Question

Solve $$9^{x}=27$$

Answer

**step1** Understanding the problem

The problem asks us to find the value of 'x' in the equation $$9^x = 27$$. This means we need to find what power 'x' we should raise the number 9 to, in order to get the number 27.

**step2** Finding a common base for 9 and 27

To solve this, it is helpful to express both 9 and 27 using a common smaller number that they are both built from. We can see that both 9 and 27 are related to the number 3.
Let's find how many times 3 is multiplied by itself to make 9:
$$3 \times 3 = 9$$
So, 9 is 3 multiplied by itself 2 times, which can be written as $$3^2$$.
Now, let's find how many times 3 is multiplied by itself to make 27:
$$3 \times 3 \times 3 = 27$$
So, 27 is 3 multiplied by itself 3 times, which can be written as $$3^3$$.

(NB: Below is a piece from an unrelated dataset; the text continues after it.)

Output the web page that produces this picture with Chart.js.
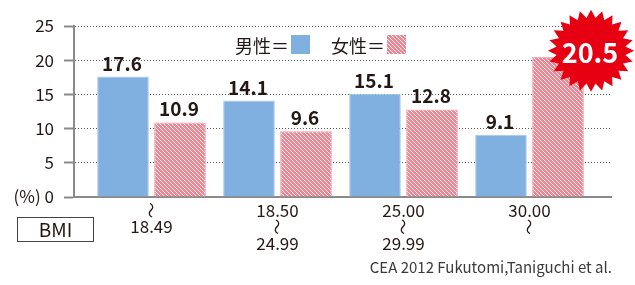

**step3** Rewriting the equation with the common base

Now we can rewrite the original equation $$9^x = 27$$ by replacing 9 with $$3^2$$ and 27 with $$3^3$$:
$$(3^2)^x = 3^3$$

**step4** Understanding the power of a power

Let's understand what $$(3^2)^x$$ means.
We know that $$3^2$$ means 3 is multiplied by itself 2 times.
When we raise $$(3^2)$$ to the power of 'x', it means we are taking the group of "two 3s multiplied together" and using that entire group as a factor 'x' times.
For example, if x were 1, $$(3^2)^1 = 3^2 = 3 \times 3$$ (this means 2 factors of 3).
If x were 2, $$(3^2)^2 = (3 \times 3) \times (3 \times 3) = 3 \times 3 \times 3 \times 3$$ (this means 4 factors of 3).
We can see that the total number of times the base 3 is multiplied by itself is obtained by multiplying the inner exponent (2) by the outer exponent (x).
So, $$(3^2)^x$$ means that 3 is multiplied by itself a total of $$2 \times x$$ times.

**step5** Equating the total number of factors of the base

On the right side of our equation, we have $$3^3$$. This means 3 is multiplied by itself 3 times.
For the equation $$(3^2)^x = 3^3$$ to be true, the total number of times the base 3 is multiplied by itself on the left side must be equal to the total number of times the base 3 is multiplied by itself on the right side.
Therefore, we must have:
The total count of 3s on the left side ($$2 \times x$$) = The total count of 3s on the right side (3).
So, we need to find the number 'x' that makes the multiplication statement $$2 \times x = 3$$ true.

**step6** Solving for x

To find 'x' in the expression $$2 \times x = 3$$, we can ask ourselves: "What number, when multiplied by 2, gives us 3?"
This is a division problem. We can find 'x' by dividing 3 by 2.
$$x = 3 \div 2$$
When we divide 3 by 2, we get a fraction:
$$x = \frac{3}{2}$$
So, the value of x that solves the equation $$9^x = 27$$ is $$\frac{3}{2}$$.